— TASK STATEMENT —
Lift out, unaltered, the lines of the material below between the line holding "What matplotlib code" and the line holding "The picture is", counting both.

— MATERIAL FOR THIS TASK —

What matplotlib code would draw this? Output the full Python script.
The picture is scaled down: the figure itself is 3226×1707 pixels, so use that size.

--

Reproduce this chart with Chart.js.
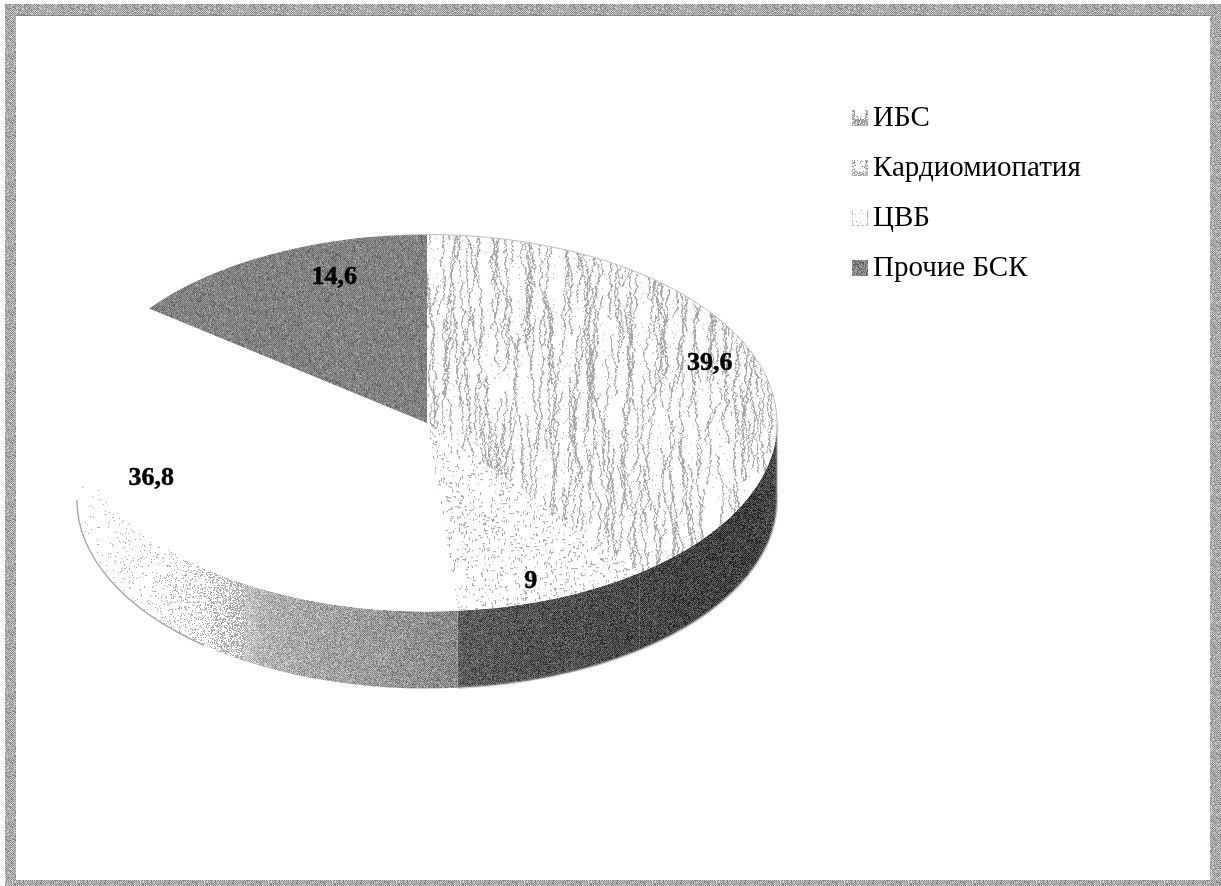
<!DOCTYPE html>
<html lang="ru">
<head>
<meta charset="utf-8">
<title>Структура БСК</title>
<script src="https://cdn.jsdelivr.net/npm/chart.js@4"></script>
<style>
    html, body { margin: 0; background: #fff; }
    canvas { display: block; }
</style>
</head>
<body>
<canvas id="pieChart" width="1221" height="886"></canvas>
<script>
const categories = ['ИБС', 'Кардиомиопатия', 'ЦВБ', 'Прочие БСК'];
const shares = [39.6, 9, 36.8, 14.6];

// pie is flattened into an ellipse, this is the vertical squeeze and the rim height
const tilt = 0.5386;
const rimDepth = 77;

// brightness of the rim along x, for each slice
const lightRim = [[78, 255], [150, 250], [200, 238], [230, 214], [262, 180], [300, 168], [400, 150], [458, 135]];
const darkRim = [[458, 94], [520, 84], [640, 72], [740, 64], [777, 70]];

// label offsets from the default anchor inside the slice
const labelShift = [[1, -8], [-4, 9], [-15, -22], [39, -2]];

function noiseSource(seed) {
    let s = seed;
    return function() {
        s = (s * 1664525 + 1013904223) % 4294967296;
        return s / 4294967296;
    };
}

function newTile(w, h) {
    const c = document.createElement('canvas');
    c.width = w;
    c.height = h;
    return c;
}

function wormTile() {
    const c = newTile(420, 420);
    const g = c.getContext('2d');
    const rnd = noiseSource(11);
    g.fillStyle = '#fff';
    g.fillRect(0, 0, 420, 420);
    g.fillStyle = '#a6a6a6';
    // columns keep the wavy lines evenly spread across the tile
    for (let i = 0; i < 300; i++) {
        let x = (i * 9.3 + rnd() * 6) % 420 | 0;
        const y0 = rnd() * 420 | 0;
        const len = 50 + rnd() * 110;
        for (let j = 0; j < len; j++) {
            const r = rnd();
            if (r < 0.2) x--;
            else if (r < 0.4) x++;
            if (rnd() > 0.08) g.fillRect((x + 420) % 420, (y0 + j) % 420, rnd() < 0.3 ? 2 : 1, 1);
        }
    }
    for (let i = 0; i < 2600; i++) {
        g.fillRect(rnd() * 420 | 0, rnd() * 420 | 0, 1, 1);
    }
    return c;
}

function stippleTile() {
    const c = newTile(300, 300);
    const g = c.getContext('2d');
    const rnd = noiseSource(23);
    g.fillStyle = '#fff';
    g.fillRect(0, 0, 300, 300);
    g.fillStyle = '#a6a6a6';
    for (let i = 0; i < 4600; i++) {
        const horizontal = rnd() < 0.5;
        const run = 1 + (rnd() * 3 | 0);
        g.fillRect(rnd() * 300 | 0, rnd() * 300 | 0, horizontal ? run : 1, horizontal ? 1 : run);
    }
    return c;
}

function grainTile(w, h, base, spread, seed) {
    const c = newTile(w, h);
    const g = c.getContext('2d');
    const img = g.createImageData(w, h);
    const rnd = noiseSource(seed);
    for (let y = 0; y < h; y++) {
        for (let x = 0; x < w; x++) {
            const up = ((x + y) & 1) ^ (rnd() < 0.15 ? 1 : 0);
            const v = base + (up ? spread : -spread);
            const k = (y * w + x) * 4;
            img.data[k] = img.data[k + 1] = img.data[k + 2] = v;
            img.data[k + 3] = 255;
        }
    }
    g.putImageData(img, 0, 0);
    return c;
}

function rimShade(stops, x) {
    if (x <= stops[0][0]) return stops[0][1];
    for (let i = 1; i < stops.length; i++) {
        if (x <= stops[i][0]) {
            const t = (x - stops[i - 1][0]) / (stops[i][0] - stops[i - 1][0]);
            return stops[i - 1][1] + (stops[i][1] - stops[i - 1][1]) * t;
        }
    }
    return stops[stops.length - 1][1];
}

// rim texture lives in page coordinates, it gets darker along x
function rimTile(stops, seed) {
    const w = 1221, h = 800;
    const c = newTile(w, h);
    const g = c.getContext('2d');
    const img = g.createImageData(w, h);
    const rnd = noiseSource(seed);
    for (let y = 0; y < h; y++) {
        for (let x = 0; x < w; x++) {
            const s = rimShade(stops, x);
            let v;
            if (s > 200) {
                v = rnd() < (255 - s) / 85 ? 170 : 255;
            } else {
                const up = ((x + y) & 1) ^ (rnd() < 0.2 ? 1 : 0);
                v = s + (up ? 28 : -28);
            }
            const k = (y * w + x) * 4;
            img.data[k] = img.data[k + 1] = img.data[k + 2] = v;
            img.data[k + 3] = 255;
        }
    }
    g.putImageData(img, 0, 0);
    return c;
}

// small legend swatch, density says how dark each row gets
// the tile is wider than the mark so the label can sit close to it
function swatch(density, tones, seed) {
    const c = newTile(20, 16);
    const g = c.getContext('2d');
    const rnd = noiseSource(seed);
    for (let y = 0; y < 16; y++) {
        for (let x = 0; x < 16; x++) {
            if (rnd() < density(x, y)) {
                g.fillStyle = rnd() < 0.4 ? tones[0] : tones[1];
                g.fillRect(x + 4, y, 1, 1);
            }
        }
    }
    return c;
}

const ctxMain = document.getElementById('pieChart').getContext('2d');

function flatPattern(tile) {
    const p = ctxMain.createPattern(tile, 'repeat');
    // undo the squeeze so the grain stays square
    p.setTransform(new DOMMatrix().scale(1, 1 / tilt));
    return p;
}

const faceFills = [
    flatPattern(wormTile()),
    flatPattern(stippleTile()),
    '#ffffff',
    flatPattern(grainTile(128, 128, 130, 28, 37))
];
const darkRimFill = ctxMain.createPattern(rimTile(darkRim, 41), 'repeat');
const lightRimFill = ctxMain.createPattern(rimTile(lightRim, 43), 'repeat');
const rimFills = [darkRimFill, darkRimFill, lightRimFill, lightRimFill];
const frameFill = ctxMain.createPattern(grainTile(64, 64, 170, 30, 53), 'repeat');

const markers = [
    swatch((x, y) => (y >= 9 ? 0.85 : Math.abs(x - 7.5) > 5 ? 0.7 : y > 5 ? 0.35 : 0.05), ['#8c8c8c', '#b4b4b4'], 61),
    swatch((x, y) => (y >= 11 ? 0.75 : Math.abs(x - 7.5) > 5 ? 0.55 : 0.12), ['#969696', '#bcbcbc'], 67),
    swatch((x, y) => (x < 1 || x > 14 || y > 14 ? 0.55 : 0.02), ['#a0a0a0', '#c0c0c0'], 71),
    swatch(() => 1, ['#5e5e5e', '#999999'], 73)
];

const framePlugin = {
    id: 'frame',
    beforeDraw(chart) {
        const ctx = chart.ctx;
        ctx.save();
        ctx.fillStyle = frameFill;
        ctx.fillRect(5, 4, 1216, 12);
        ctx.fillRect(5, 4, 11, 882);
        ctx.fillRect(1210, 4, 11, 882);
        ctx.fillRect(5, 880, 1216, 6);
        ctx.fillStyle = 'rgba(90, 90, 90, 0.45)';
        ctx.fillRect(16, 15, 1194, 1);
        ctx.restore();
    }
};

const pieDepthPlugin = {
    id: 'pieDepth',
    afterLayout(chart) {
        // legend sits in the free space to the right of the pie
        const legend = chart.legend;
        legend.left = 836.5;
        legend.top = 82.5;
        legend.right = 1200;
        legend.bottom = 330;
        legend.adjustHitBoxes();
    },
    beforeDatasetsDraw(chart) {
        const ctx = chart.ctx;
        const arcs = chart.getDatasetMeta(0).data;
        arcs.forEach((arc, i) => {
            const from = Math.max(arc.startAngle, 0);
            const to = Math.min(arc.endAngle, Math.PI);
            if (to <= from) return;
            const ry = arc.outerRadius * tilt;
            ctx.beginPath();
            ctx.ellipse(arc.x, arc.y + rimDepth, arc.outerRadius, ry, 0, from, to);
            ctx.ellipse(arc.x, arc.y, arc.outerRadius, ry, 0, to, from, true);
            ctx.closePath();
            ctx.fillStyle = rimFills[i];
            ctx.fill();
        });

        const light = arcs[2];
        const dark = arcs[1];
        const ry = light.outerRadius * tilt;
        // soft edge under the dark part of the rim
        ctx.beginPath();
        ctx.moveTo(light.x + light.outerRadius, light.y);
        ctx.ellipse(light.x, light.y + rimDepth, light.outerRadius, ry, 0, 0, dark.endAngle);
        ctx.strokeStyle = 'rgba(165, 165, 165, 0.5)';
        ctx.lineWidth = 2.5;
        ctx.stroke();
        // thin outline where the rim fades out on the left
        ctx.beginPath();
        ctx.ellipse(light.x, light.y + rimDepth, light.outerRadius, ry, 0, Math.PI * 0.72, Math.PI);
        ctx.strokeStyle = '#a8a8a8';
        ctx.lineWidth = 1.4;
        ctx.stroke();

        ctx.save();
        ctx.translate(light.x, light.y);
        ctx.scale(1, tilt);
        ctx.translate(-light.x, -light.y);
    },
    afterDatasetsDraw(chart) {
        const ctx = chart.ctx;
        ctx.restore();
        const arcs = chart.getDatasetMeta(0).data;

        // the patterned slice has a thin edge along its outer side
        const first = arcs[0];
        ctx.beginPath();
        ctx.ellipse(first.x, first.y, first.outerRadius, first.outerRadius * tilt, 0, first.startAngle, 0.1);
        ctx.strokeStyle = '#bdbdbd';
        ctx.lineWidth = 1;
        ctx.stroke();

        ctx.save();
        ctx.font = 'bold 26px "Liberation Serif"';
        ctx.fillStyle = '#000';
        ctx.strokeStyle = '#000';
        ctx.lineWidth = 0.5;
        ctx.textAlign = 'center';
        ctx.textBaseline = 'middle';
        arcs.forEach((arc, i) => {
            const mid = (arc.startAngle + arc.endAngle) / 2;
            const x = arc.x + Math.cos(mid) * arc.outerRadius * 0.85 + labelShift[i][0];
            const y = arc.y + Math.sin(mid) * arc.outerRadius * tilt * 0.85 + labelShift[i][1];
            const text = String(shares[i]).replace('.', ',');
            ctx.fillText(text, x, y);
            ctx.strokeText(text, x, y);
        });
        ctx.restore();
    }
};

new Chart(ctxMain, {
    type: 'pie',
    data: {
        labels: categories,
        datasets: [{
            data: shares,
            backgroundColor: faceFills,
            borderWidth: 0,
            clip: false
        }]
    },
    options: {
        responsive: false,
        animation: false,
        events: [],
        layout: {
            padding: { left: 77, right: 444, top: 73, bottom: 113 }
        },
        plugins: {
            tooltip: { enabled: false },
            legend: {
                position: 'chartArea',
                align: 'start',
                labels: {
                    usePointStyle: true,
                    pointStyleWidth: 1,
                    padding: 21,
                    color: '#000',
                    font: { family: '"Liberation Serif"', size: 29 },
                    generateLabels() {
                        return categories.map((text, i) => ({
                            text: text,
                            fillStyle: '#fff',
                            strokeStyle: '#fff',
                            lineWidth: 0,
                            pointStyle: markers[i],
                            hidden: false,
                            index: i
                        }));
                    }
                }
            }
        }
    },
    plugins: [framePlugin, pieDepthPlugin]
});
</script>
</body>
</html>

--

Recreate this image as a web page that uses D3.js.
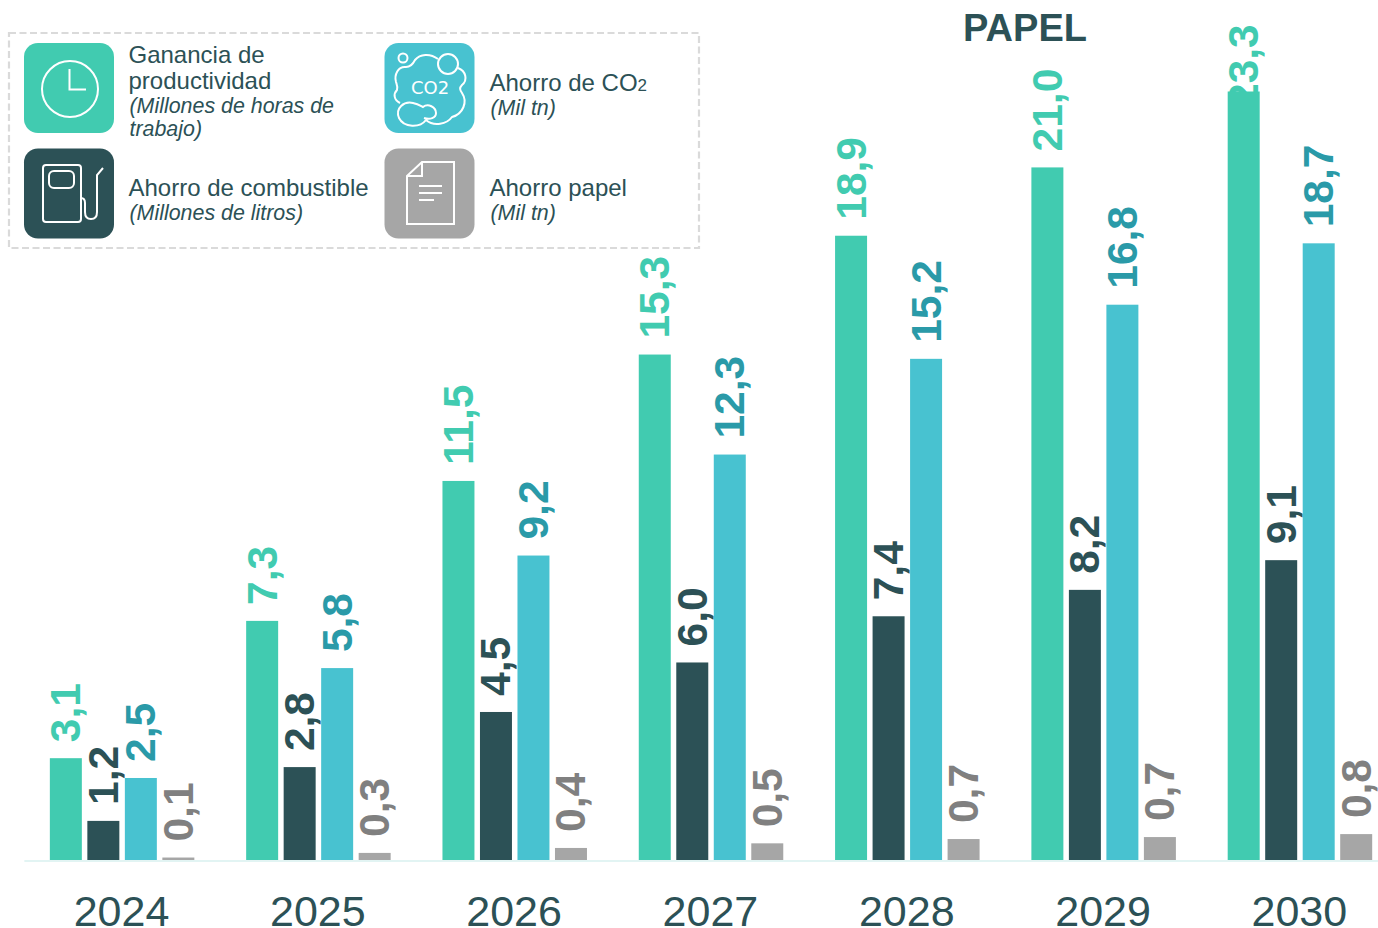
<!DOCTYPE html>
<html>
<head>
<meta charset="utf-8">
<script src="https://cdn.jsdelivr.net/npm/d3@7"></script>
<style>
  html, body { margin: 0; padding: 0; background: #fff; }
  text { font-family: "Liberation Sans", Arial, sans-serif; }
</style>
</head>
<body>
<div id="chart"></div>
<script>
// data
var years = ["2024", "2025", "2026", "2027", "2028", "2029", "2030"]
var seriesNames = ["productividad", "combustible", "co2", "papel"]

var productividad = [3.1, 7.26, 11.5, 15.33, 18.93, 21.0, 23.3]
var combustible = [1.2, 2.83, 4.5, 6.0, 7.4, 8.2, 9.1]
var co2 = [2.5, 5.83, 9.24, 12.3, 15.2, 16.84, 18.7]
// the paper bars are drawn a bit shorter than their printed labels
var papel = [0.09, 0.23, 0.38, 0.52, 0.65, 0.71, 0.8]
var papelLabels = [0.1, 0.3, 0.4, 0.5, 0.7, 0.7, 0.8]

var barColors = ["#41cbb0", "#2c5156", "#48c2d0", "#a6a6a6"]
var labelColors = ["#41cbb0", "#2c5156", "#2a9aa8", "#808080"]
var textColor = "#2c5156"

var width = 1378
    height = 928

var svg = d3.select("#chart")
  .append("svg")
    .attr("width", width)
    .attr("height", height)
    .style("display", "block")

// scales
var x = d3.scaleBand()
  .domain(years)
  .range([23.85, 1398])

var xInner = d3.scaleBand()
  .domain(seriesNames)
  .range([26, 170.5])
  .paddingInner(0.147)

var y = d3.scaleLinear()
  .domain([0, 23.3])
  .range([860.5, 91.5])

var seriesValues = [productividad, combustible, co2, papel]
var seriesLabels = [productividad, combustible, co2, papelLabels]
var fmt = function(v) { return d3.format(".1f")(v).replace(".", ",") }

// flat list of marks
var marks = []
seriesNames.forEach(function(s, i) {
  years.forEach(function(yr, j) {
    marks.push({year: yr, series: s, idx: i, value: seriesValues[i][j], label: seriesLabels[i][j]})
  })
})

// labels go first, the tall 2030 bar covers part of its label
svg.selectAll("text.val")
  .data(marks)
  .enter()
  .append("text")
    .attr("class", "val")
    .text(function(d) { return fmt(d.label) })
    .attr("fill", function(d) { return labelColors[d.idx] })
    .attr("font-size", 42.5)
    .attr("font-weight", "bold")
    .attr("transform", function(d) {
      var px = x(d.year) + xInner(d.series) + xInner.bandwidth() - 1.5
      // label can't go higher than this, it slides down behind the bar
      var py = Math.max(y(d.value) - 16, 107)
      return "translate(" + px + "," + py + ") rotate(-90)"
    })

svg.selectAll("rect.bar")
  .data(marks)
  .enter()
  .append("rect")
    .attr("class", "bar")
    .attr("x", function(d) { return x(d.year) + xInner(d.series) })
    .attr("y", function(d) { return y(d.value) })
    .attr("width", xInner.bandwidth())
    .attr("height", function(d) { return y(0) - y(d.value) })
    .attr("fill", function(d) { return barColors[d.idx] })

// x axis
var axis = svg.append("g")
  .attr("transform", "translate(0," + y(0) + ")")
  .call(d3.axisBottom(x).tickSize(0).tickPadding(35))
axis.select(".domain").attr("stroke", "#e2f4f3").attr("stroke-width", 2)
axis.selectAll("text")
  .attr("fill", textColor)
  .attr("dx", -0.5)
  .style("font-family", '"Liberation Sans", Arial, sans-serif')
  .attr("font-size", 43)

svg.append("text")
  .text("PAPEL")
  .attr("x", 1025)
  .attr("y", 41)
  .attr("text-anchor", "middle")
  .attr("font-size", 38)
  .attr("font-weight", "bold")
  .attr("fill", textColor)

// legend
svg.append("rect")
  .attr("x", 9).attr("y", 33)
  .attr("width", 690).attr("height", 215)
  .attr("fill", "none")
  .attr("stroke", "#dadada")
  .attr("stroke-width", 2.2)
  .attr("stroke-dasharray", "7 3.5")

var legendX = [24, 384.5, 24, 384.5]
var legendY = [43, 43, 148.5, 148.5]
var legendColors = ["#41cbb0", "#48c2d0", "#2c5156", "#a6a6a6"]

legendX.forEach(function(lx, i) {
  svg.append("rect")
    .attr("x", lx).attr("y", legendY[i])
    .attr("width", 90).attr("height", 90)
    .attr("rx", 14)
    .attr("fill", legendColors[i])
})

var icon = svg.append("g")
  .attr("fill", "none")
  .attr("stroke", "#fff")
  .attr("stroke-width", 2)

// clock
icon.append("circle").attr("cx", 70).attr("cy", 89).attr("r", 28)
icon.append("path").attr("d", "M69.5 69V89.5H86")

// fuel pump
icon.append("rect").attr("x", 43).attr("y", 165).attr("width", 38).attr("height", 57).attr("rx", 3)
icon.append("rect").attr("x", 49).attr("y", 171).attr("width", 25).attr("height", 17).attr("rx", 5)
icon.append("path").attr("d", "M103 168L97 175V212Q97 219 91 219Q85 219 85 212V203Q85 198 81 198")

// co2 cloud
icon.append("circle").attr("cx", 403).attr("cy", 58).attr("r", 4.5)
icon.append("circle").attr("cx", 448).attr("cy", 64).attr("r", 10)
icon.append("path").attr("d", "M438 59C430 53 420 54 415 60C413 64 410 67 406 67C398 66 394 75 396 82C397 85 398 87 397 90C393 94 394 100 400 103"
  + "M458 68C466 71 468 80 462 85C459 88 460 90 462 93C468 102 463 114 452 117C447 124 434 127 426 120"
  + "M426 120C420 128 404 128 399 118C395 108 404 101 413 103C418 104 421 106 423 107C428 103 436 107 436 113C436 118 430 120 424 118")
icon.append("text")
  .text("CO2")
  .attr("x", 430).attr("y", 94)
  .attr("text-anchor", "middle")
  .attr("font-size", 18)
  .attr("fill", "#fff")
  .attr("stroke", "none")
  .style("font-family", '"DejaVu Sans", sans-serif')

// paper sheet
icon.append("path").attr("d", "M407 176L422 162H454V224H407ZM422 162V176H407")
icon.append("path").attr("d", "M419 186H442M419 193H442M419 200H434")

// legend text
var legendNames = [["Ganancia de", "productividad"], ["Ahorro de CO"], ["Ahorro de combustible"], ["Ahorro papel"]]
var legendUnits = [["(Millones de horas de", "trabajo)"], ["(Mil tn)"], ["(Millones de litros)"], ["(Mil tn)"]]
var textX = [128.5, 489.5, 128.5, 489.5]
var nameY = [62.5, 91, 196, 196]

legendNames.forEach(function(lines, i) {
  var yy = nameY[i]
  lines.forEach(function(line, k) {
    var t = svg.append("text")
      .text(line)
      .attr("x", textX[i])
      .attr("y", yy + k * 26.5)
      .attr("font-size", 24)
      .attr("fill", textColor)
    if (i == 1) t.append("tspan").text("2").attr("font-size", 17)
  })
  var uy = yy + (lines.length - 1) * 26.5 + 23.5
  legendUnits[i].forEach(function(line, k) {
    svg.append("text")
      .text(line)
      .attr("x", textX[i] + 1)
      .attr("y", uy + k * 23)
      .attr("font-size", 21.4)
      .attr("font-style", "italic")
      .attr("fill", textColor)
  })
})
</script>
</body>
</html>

— ANSWER —
What matplotlib code would draw this? Output the full Python script.
The picture is scaled down: the figure itself is 3226×1707 pixels, so use that size.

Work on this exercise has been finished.